Write out the listing below exactly, and omit any images you find in it.

######

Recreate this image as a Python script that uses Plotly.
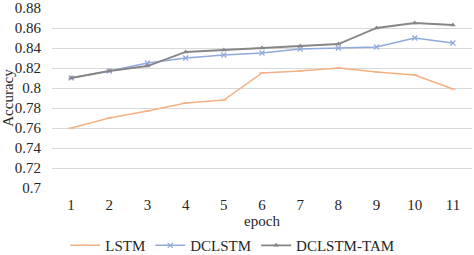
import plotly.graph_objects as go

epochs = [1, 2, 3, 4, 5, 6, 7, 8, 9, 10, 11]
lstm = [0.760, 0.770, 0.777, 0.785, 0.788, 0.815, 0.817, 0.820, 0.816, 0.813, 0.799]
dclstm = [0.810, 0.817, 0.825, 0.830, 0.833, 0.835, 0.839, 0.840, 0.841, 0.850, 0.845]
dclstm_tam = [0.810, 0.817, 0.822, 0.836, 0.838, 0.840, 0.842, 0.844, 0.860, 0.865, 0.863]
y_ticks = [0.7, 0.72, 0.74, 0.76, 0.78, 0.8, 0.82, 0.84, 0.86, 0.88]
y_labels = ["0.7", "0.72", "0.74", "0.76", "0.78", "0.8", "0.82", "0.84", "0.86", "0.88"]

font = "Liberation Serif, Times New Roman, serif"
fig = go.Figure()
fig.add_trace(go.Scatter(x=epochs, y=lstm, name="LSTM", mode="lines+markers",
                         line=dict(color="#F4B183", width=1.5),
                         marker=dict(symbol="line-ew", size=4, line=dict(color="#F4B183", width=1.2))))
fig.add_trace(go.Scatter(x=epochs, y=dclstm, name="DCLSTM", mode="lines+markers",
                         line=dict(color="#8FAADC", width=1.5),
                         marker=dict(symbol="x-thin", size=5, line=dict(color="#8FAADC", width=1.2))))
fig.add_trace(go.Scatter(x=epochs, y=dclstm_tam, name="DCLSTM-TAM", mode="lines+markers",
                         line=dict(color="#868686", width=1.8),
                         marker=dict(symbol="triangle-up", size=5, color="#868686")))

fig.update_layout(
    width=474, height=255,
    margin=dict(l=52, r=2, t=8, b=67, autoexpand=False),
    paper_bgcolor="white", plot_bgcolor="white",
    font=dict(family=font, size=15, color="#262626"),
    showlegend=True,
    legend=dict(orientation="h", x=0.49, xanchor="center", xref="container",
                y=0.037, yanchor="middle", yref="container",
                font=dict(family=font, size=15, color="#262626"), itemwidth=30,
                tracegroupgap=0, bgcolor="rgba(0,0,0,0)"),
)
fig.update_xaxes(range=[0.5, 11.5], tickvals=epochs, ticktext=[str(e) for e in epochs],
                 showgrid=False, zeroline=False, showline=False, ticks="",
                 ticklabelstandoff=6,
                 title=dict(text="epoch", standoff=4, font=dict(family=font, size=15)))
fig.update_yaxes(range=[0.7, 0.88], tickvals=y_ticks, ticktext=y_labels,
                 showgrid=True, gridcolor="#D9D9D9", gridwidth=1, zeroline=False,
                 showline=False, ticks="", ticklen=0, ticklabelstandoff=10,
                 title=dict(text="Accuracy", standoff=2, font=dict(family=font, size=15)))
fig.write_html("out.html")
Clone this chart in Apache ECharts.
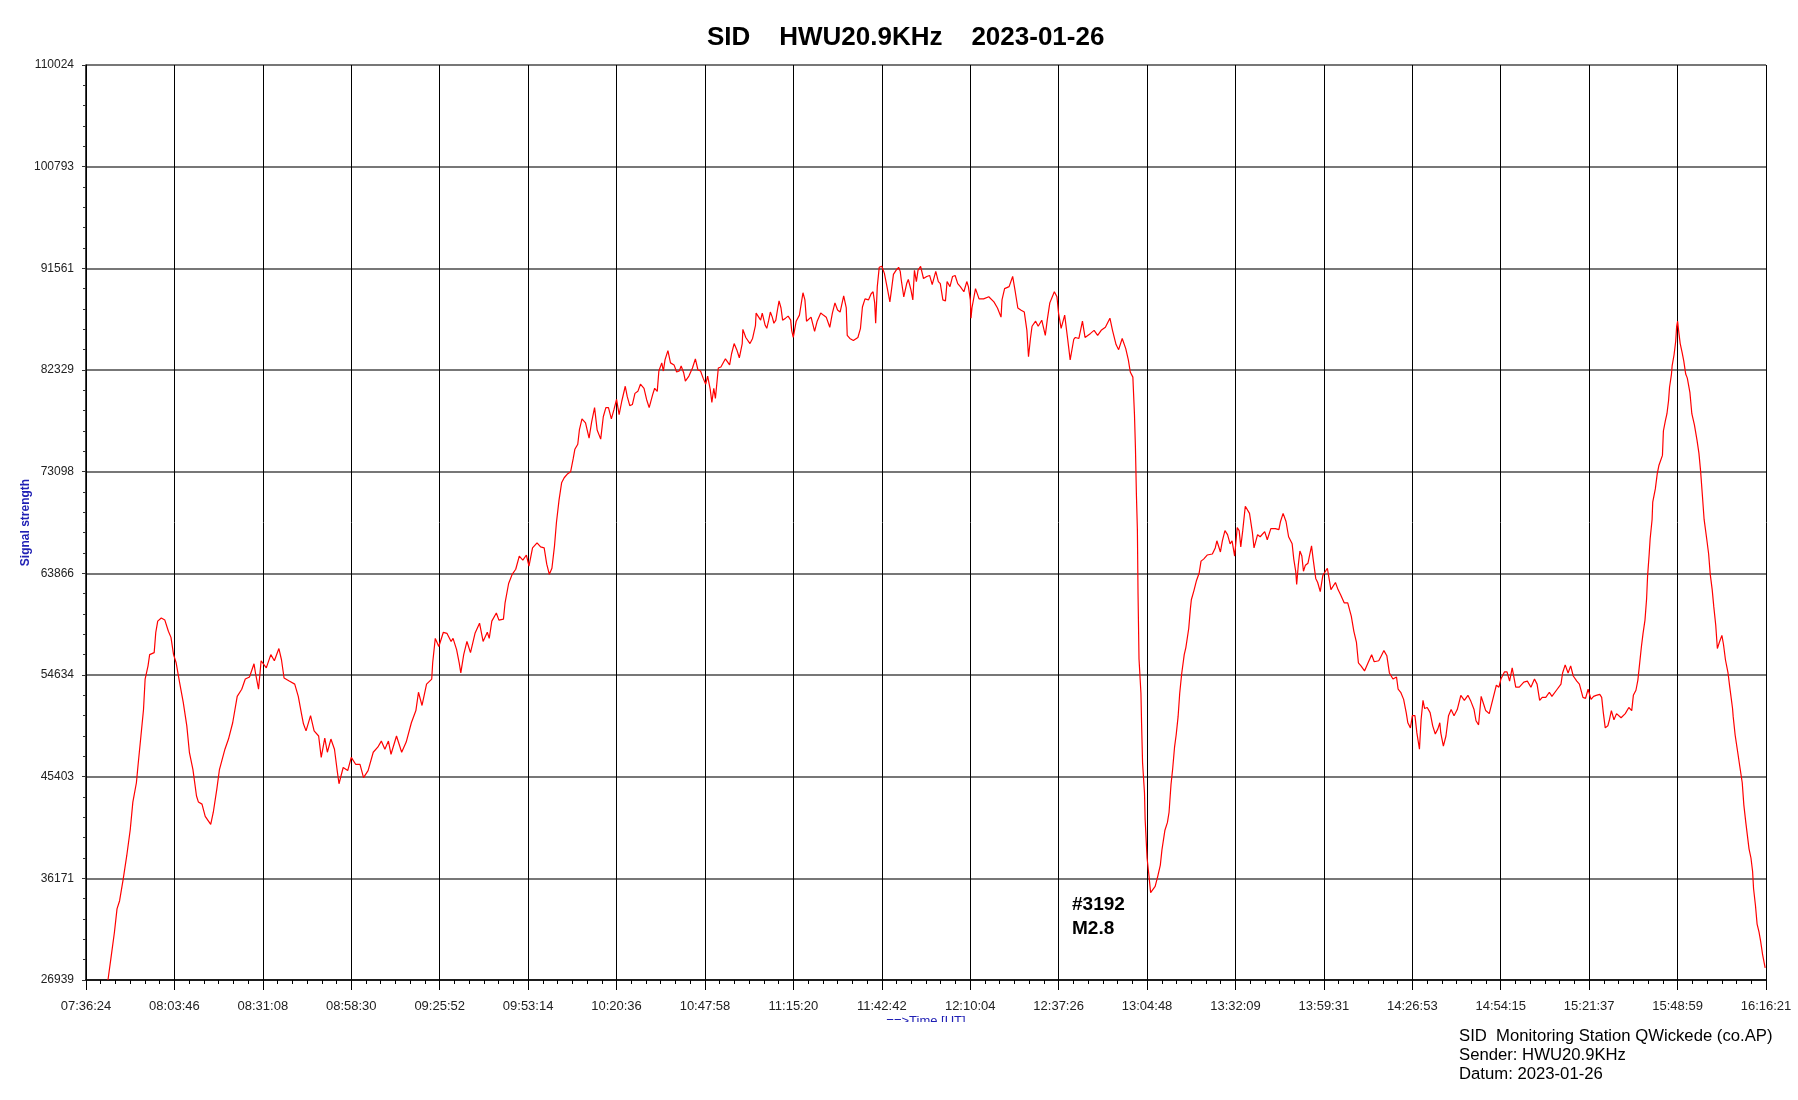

######

*Solution to this exercise*.
Recreate this image as a Python script that uses Plotly.
import plotly.graph_objects as go

epochs = [1, 2, 3, 4, 5, 6, 7, 8, 9, 10, 11]
lstm = [0.760, 0.770, 0.777, 0.785, 0.788, 0.815, 0.817, 0.820, 0.816, 0.813, 0.799]
dclstm = [0.810, 0.817, 0.825, 0.830, 0.833, 0.835, 0.839, 0.840, 0.841, 0.850, 0.845]
dclstm_tam = [0.810, 0.817, 0.822, 0.836, 0.838, 0.840, 0.842, 0.844, 0.860, 0.865, 0.863]
y_ticks = [0.7, 0.72, 0.74, 0.76, 0.78, 0.8, 0.82, 0.84, 0.86, 0.88]
y_labels = ["0.7", "0.72", "0.74", "0.76", "0.78", "0.8", "0.82", "0.84", "0.86", "0.88"]

font = "Liberation Serif, Times New Roman, serif"
fig = go.Figure()
fig.add_trace(go.Scatter(x=epochs, y=lstm, name="LSTM", mode="lines+markers",
                         line=dict(color="#F4B183", width=1.5),
                         marker=dict(symbol="line-ew", size=4, line=dict(color="#F4B183", width=1.2))))
fig.add_trace(go.Scatter(x=epochs, y=dclstm, name="DCLSTM", mode="lines+markers",
                         line=dict(color="#8FAADC", width=1.5),
                         marker=dict(symbol="x-thin", size=5, line=dict(color="#8FAADC", width=1.2))))
fig.add_trace(go.Scatter(x=epochs, y=dclstm_tam, name="DCLSTM-TAM", mode="lines+markers",
                         line=dict(color="#868686", width=1.8),
                         marker=dict(symbol="triangle-up", size=5, color="#868686")))

fig.update_layout(
    width=474, height=255,
    margin=dict(l=52, r=2, t=8, b=67, autoexpand=False),
    paper_bgcolor="white", plot_bgcolor="white",
    font=dict(family=font, size=15, color="#262626"),
    showlegend=True,
    legend=dict(orientation="h", x=0.49, xanchor="center", xref="container",
                y=0.037, yanchor="middle", yref="container",
                font=dict(family=font, size=15, color="#262626"), itemwidth=30,
                tracegroupgap=0, bgcolor="rgba(0,0,0,0)"),
)
fig.update_xaxes(range=[0.5, 11.5], tickvals=epochs, ticktext=[str(e) for e in epochs],
                 showgrid=False, zeroline=False, showline=False, ticks="",
                 ticklabelstandoff=6,
                 title=dict(text="epoch", standoff=4, font=dict(family=font, size=15)))
fig.update_yaxes(range=[0.7, 0.88], tickvals=y_ticks, ticktext=y_labels,
                 showgrid=True, gridcolor="#D9D9D9", gridwidth=1, zeroline=False,
                 showline=False, ticks="", ticklen=0, ticklabelstandoff=10,
                 title=dict(text="Accuracy", standoff=2, font=dict(family=font, size=15)))
fig.write_html("out.html")
Clone this chart in Apache ECharts.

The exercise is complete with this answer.